I have always assumed that fundraising outfits come forward at Christmas because of the theory that people feel more generous at that time. This may be true. But it’s also true that millions of Americans approach the edge of bankruptcy as they pay for the Christmas gifts they’re buying. Couldn’t economists and other financial experts determine what are the actual points when most, or many, of us feel secure enough to support one or more worthy causes? Example: the period when the U.S. Treasury sends refunds to persons who have overpaid?
To get back to the largely useless return-address labels: What other low-cost gifts could fundraisers insert in their request envelopes? My paramour, Carolina Moon, suggests a skinny, 10-page scratch pad, easily inserted in a purse or shirt pocket. My own preference: a card listing the main principles of stoicism. It’s a useful philosophy, not a religion, so there’s no conflict with Christianity or other belief systems.
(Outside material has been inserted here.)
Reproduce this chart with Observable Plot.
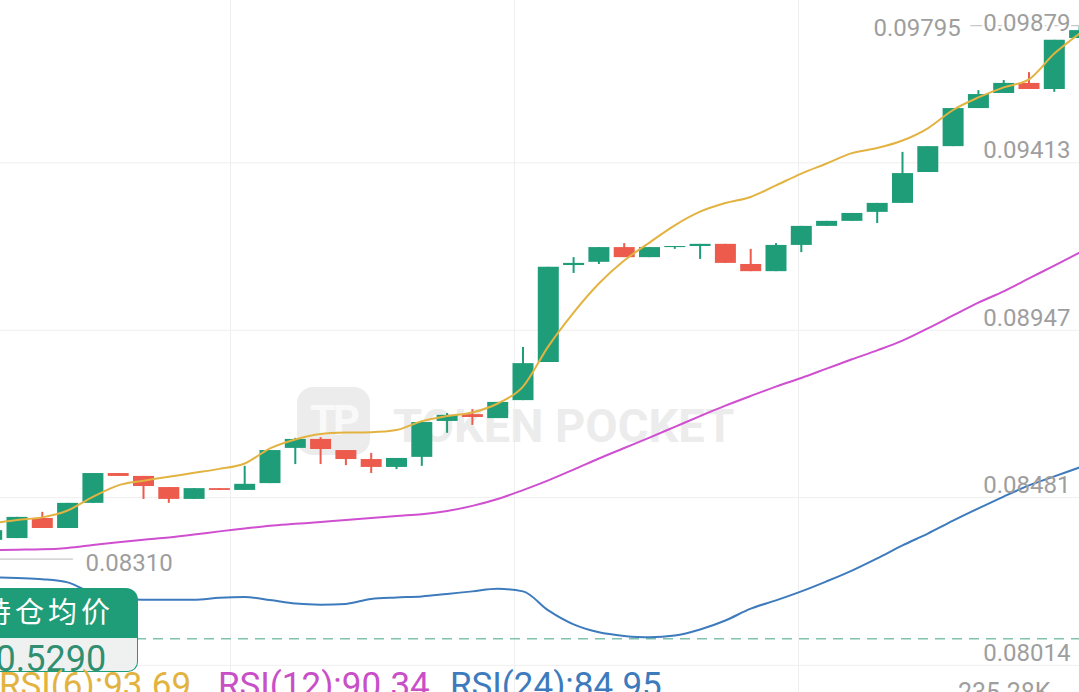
<!DOCTYPE html>
<html><head><meta charset="utf-8">
<script src="https://cdn.jsdelivr.net/npm/d3@7"></script>
<script src="https://cdn.jsdelivr.net/npm/@observablehq/plot@0.6"></script>
<style>
html,body{margin:0;padding:0;background:#fff;overflow:hidden;width:1079px;height:692px;}
#wrap{position:relative;width:1079px;height:692px;overflow:hidden;font-family:Roboto,"Noto Sans",sans-serif;}
#wm{position:absolute;left:0;top:0;width:1079px;height:692px;z-index:0;}
#wm .logo{position:absolute;left:297px;top:387px;width:73px;height:68px;border-radius:16px;background:#ececec;color:#f9f9f9;font:700 42px Roboto,sans-serif;line-height:68px;text-align:center;letter-spacing:-3px;}
#wm .name{position:absolute;left:393px;top:402px;font:700 47px Roboto,sans-serif;line-height:47px;color:#ececec;white-space:nowrap;}
#chart{position:absolute;left:0;top:0;z-index:1;}
#box1{position:absolute;left:-12px;top:588px;width:150px;height:50px;background:#1f9d78;border-radius:0 12px 0 0;z-index:2;overflow:hidden;}
#box1 span{position:absolute;left:-6px;top:-3px;font:29px "Noto Sans CJK SC",sans-serif;line-height:50px;color:#fff;letter-spacing:4px;white-space:nowrap;}
#box2{position:absolute;left:-12px;top:638px;width:148px;height:33px;background:#eff1f0;border:1.5px solid #1f9d78;border-top:none;border-radius:0 0 10px 0;z-index:2;overflow:hidden;}
#box2 span{position:absolute;left:6.5px;top:3px;font:36px Roboto,sans-serif;line-height:36px;color:#2f8f70;white-space:nowrap;}
.leg{position:absolute;top:668px;font:35px Roboto,sans-serif;line-height:35px;white-space:nowrap;z-index:2;}
.vol{position:absolute;left:958px;top:680px;font:25px Roboto,sans-serif;line-height:25px;color:#9e9e9e;white-space:nowrap;z-index:2;}
</style></head>
<body>
<div id="wrap">
  <div id="wm"><div class="logo">TP</div><div class="name">TOKEN POCKET</div></div>
  <div id="chart"></div>
  <div id="box1"><span>持仓均价</span></div>
  <div id="box2"><span>0.5290</span></div>
  <div class="leg" style="left:-1px;color:#e3b341">RSI(6):93.69</div>
  <div class="leg" style="left:218px;color:#c84fc8">RSI(12):90.34</div>
  <div class="leg" style="left:450px;color:#3d7bbd">RSI(24):84.95</div>
  <div class="vol">235.28K</div>
</div>
<script>
// candle slots (-1 is the partly hidden one at the left edge)
const slots = d3.range(-1, 43);
const opens = [0.08362,0.08367,0.08423,0.08395,0.08465,0.08548,0.08540,0.08509,0.08476,0.08506,0.08501,0.08520,0.08618,0.08643,0.08612,0.08587,0.08565,0.08593,0.08693,0.08712,0.08701,0.08751,0.08857,0.09127,0.09136,0.09177,0.09149,0.09177,0.09180,0.09186,0.09130,0.09110,0.09183,0.09236,0.09250,0.09275,0.09300,0.09386,0.09458,0.09564,0.09606,0.09634,0.09617,0.09759];
const highs = [0.08389,0.08426,0.08440,0.08465,0.08548,0.08548,0.08540,0.08509,0.08506,0.08506,0.08568,0.08612,0.08646,0.08648,0.08612,0.08604,0.08590,0.08690,0.08715,0.08726,0.08746,0.08899,0.09122,0.09149,0.09177,0.09188,0.09177,0.09180,0.09186,0.09186,0.09172,0.09188,0.09236,0.09250,0.09272,0.09300,0.09442,0.09458,0.09564,0.09614,0.09642,0.09664,0.09754,0.09795];
const lows = [0.08310,0.08367,0.08395,0.08395,0.08465,0.08540,0.08476,0.08465,0.08476,0.08501,0.08501,0.08520,0.08573,0.08573,0.08570,0.08548,0.08559,0.08568,0.08660,0.08682,0.08701,0.08751,0.08857,0.09105,0.09130,0.09149,0.09149,0.09172,0.09144,0.09133,0.09110,0.09110,0.09163,0.09236,0.09250,0.09244,0.09300,0.09386,0.09458,0.09564,0.09606,0.09617,0.09609,0.09759];
const closes = [0.08389,0.08426,0.08395,0.08465,0.08548,0.08540,0.08512,0.08476,0.08506,0.08501,0.08518,0.08612,0.08643,0.08615,0.08587,0.08565,0.08590,0.08690,0.08710,0.08704,0.08746,0.08854,0.09122,0.09133,0.09177,0.09149,0.09177,0.09180,0.09186,0.09133,0.09110,0.09183,0.09236,0.09250,0.09272,0.09300,0.09383,0.09458,0.09564,0.09603,0.09634,0.09617,0.09754,0.09781];
const maShort = [0.08409,0.08419,0.08426,0.08445,0.08483,0.08515,0.08528,0.08539,0.08550,0.08561,0.08576,0.08618,0.08643,0.08658,0.08662,0.08663,0.08669,0.08694,0.08708,0.08718,0.08743,0.08790,0.08902,0.08996,0.09077,0.09141,0.09191,0.09239,0.09277,0.09301,0.09318,0.09350,0.09383,0.09411,0.09440,0.09454,0.09475,0.09509,0.09560,0.09595,0.09623,0.09645,0.09717,0.09773];
const maMid = [0.08335,0.08336,0.08337,0.08341,0.08349,0.08357,0.08364,0.08370,0.08378,0.08387,0.08395,0.08403,0.08408,0.08413,0.08419,0.08424,0.08430,0.08435,0.08444,0.08458,0.08477,0.08502,0.08529,0.08559,0.08590,0.08619,0.08648,0.08678,0.08708,0.08737,0.08764,0.08790,0.08814,0.08840,0.08866,0.08891,0.08918,0.08952,0.08988,0.09024,0.09055,0.09091,0.09127,0.09163];
const maLong = [0.08259,0.08257,0.08254,0.08245,0.08214,0.08199,0.08197,0.08197,0.08197,0.08202,0.08204,0.08196,0.08186,0.08183,0.08185,0.08199,0.08203,0.08206,0.08213,0.08220,0.08227,0.08220,0.08167,0.08128,0.08106,0.08096,0.08092,0.08097,0.08114,0.08139,0.08172,0.08195,0.08220,0.08248,0.08278,0.08312,0.08348,0.08381,0.08417,0.08451,0.08484,0.08515,0.08540,0.08565];
const priceTicks = [0.08014,0.08481,0.08947,0.09413];
const topTick = [0.09879];
const timeTicks = [8.44,19.66,30.89];
const avgPrice = 0.08088;

const GREEN = "#1f9d78", RED = "#ec5b4b";
const data = slots.map((s,k)=>({s,o:opens[k],h:highs[k],l:lows[k],c:closes[k],m1:maShort[k],m2:maMid[k],m3:maLong[k]}));
const upC = data.filter(d=>d.c>=d.o), dnC = data.filter(d=>d.c<d.o);
const maxD = data.reduce((a,b)=>b.h>a.h?b:a), minD = data.reduce((a,b)=>b.l<a.l?b:a);
const lab = {fontSize:24, fill:"#9e9e9e", fontFamily:"Roboto, sans-serif"};

const chart = Plot.plot({
  width:1079, height:692, margin:0,
  x:{domain:[-0.652,41.996], axis:null},
  y:{domain:[0.079385,0.098648], axis:null},
  style:{background:"transparent", overflow:"hidden"},
  marks:[
    Plot.ruleY(priceTicks.concat(topTick), {stroke:"#efefef", strokeWidth:1}),
    Plot.ruleX(timeTicks, {stroke:"#efefef", strokeWidth:1}),
    Plot.ruleY([avgPrice], {stroke:"#80c2ad", strokeWidth:1.5, strokeDasharray:"10,7"}),
    Plot.ruleX(upC, {x:"s", y1:"l", y2:"h", stroke:GREEN, strokeWidth:2}),
    Plot.ruleX(dnC, {x:"s", y1:"l", y2:"h", stroke:RED, strokeWidth:2}),
    Plot.ruleX(upC, {x:"s", y1:"o", y2:"c", stroke:GREEN, strokeWidth:21}),
    Plot.ruleX(dnC, {x:"s", y1:"o", y2:"c", stroke:RED, strokeWidth:21}),
    Plot.line(data, {x:"s", y:"m3", stroke:"#3d7bbd", strokeWidth:2, curve:"monotone-x"}),
    Plot.line(data, {x:"s", y:"m2", stroke:"#cf4fd0", strokeWidth:2, curve:"monotone-x"}),
    Plot.line(data, {x:"s", y:"m1", stroke:"#e3b341", strokeWidth:2, curve:"monotone-x"}),
    Plot.ruleY([maxD], {y:"h", x1:d=>d.s-4.3, x2:"s", stroke:"#c8c8c8", strokeWidth:1.2}),
    Plot.text([maxD], {x:d=>d.s-4.3, y:"h", text:d=>d.h.toFixed(5), textAnchor:"end", dx:-10, dy:3, ...lab}),
    Plot.ruleY([minD], {y:"l", x1:"s", x2:d=>d.s+3.23, stroke:"#c8c8c8", strokeWidth:1.2}),
    Plot.text([minD], {x:d=>d.s+3.23, y:"l", text:d=>d.l.toFixed(5), textAnchor:"start", dx:12, dy:4, ...lab}),
    Plot.text(priceTicks, {y:d=>d, text:d=>d.toFixed(5), frameAnchor:"right", textAnchor:"end", dx:-9, dy:-12, ...lab}),
    Plot.text(topTick, {y:d=>d, text:d=>d.toFixed(5), frameAnchor:"right", textAnchor:"end", dx:-9, dy:28, stroke:"#ffffff", strokeWidth:5, ...lab})
  ]
});
document.getElementById("chart").appendChild(chart);
</script>
</body></html>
Right about here I must apologize to professional fundraisers for lofting what may sound like criticism of how they work. They pursue a demanding and (in most cases) honorable line of work. I just wish they would come up with some new ideas.
Such as guaranteeing that a percentage of all contributions would go to:
• Children too poor to afford ice cream. Two percent to go into a permanent ice cream fund — is that asking a lot?
• Or a cold-weather fund. It would benefit any family unable to pay for decent heating when winter comes. When is the last time you’ve been hit with that sort of appeal? Maybe I’m wrong. Feel free to let me know.